Imagine points in a map: Think of our complex numbers z1 and z2 as locations on a map, and the origin (0,0) as your starting point.
- |z1| is how far z1 is from the start.
- |z2| is how far z2 is from the start.
- |z1 - z2| is the direct distance between location z1 and location z2.
The "shortcut rule" (Triangle Inequality): You know that if you go from your start (O) to z2, and then from z2 to z1, that path (|z2| + |z1 - z2|) must be at least as long as going directly from the start (O) to z1 (|z1|). So, |z2| + |z1 - z2| >= |z1|.
Tidying up: If we just slide |z2| to the other side of the >= sign, we get exactly what we needed to prove: |z1 - z2| >= |z1| - |z2|. Hooray!

Part 2: When does it become exactly equal?

This inequality becomes a perfect equality (=) when the three points (origin, z2, and z1) aren't really a "triangle" anymore, but they line up perfectly on a straight line!

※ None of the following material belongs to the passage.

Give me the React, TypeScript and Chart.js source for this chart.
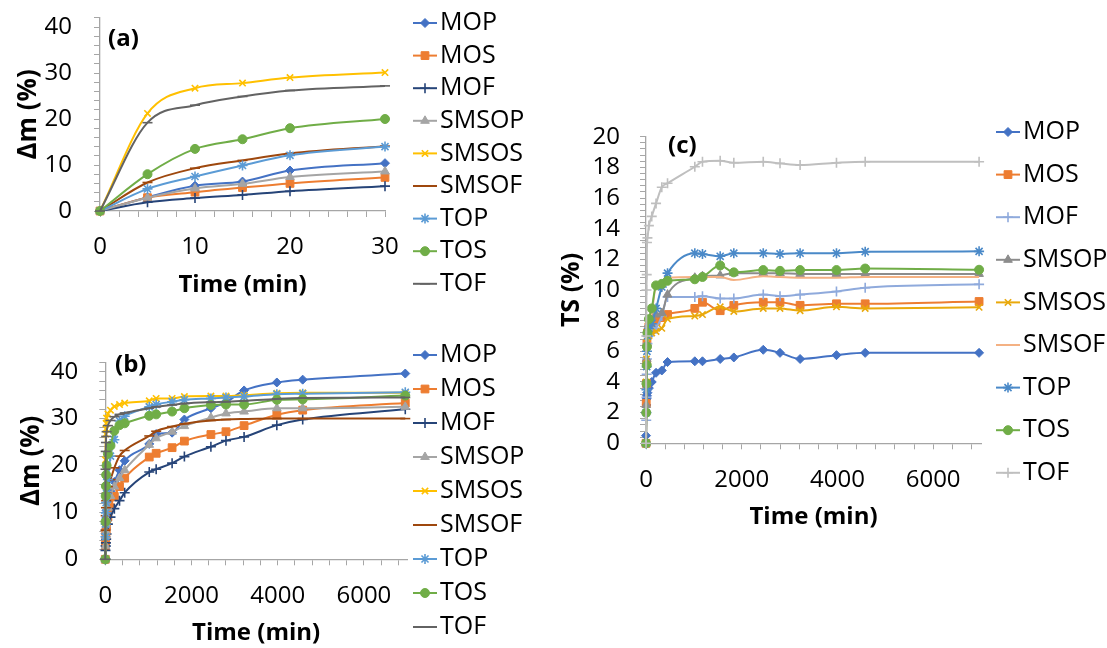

Special case: z2 is the origin. If z2 = 0, our inequality |z1 - z2| >= |z1| - |z2| becomes |z1 - 0| >= |z1| - |0|, which is just |z1| >= |z1|. This is always true! So, if z2 is the origin, the equality always holds, no matter what z1 is.
General case: z2 is not the origin. For |z2| + |z1 - z2| to be exactly |z1|, it means that when you go from the origin to z2, and then from z2 to z1, you're still walking along the same straight line that connects the origin to z1. This can only happen if z2 is somewhere on the path between the origin and z1. This means two things:
- z1 and z2 must point in the exact same direction from the origin. (Imagine them both on the positive x-axis, or both on the positive y-axis, etc.).
- The distance to z2 from the origin (|z2|) must be less than or equal to the distance to z1 from the origin (|z1|).
When z1 and z2 point in the same direction and |z1| >= |z2|, we can write z1 as a scaled version of z2: z1 = k * z2, where k is a real number that's 1 or bigger (since z1 is further out or at the same spot as z2).